Jewish-American screenwriter Jacob Bloch is having a midlife crisis. “I’m smaller than life,” he complains to his Israeli second cousin Tamir, who is staying with him at his Washington DC home as their extended family get ready to celebrate Jacob’s son Sam’s bar mitzvah. As Tamir’s soldier son prepares for war in his homeland of Israel, which is being invaded, the smallness of Jacob’s problems in comparison to his visiting relative’s feels immense. Jacob’s marriage is dissolving (not helped by his sexting relationship with a co-worker or his architect wife’s growing attraction to a client), his career is at a standstill, his great grandfather, Holocaust survivor Irv’s health is failing and he may not see his great-grandchild’s bar mitzvah, and his relationship with his son Sam is complicated.
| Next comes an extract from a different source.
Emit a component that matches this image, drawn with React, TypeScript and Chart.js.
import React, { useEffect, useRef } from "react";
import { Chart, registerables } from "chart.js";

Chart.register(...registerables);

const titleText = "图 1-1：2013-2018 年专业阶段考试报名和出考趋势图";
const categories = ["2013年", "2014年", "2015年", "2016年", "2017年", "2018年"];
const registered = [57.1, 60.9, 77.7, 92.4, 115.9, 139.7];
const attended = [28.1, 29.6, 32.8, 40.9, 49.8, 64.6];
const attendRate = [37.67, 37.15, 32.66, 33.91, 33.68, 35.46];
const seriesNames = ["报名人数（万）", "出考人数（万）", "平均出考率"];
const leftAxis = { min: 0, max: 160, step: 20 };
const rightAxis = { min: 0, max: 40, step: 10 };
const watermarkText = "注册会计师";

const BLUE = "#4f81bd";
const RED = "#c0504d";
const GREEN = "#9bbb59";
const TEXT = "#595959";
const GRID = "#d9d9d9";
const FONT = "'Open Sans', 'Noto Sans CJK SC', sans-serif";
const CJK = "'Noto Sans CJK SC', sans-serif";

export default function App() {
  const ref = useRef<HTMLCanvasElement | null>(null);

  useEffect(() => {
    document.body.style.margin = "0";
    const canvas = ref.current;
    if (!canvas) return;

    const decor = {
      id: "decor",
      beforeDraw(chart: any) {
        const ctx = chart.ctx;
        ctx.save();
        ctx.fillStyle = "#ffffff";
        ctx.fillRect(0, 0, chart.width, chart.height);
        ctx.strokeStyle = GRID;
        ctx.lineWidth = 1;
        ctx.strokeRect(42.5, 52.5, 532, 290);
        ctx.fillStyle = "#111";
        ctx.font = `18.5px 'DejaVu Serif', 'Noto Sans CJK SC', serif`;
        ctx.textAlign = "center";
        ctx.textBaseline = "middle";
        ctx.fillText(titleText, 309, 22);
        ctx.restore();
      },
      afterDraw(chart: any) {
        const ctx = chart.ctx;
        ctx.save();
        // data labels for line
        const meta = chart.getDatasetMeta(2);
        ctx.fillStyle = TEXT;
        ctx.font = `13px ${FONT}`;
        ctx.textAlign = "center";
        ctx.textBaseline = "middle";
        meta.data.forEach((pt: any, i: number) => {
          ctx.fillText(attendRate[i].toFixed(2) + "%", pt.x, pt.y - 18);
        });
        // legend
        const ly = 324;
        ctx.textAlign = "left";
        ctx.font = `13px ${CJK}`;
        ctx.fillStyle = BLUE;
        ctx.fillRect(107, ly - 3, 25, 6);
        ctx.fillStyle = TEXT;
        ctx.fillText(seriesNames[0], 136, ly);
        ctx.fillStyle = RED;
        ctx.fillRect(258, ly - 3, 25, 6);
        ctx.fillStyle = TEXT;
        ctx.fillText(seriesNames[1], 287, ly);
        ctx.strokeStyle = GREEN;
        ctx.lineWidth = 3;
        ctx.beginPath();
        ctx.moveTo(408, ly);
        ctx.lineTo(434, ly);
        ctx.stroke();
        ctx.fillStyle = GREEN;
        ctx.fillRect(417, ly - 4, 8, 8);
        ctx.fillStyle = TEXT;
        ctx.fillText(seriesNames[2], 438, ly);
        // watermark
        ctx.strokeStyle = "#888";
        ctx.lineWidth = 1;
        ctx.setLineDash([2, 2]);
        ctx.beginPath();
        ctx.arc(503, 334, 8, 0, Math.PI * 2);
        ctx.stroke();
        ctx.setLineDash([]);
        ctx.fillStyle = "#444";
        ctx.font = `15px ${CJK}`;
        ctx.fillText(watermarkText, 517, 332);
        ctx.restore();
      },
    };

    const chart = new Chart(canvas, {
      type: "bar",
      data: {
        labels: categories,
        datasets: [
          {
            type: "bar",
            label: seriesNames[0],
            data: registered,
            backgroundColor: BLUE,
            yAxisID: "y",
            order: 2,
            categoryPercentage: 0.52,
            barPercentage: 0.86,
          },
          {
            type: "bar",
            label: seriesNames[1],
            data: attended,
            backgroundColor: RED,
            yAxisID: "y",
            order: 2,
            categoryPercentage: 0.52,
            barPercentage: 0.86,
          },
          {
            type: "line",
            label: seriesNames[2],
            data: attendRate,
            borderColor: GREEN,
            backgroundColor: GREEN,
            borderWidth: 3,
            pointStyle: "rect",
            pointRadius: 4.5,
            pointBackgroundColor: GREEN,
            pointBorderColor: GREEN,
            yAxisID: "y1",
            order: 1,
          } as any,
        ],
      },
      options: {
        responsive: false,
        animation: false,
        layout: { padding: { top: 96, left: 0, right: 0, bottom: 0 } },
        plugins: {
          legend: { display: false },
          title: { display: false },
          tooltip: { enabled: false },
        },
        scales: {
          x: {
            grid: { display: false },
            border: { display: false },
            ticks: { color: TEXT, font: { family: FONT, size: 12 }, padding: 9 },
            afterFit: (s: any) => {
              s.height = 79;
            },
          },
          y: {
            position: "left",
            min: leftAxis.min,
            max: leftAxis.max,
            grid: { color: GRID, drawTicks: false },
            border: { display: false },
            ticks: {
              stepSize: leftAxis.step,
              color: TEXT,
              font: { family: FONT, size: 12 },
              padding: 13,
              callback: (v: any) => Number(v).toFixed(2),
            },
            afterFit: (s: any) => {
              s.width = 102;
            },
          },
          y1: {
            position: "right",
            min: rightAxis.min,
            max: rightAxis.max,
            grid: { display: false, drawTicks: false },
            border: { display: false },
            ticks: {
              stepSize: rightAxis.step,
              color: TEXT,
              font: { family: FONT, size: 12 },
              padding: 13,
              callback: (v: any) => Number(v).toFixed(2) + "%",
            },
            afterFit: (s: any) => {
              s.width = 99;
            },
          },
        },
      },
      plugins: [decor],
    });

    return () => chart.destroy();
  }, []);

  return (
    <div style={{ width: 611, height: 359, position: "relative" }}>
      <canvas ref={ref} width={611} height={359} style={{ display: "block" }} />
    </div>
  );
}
For this disconnected dad, it’s also troubling to know that his number one son has a better understanding of his parent’s inadequacies than his own. It’s proving to be too confronting and uncomfortably insightful. Foer’s massive, sprawling novel is a chaotic read – so clever in parts that you want to return to some paragraphs and savour the eloquence of the sentences, and so graphic and shocking in others, you might wonder if you want to continue – but it’s worth persisting. Allow your irritation towards the narcissistic tendencies of mankind to take a back seat and take on board Jacob’s father Isaac’s words of wisdom: “Not to have a choice,” he says, “is also a choice.”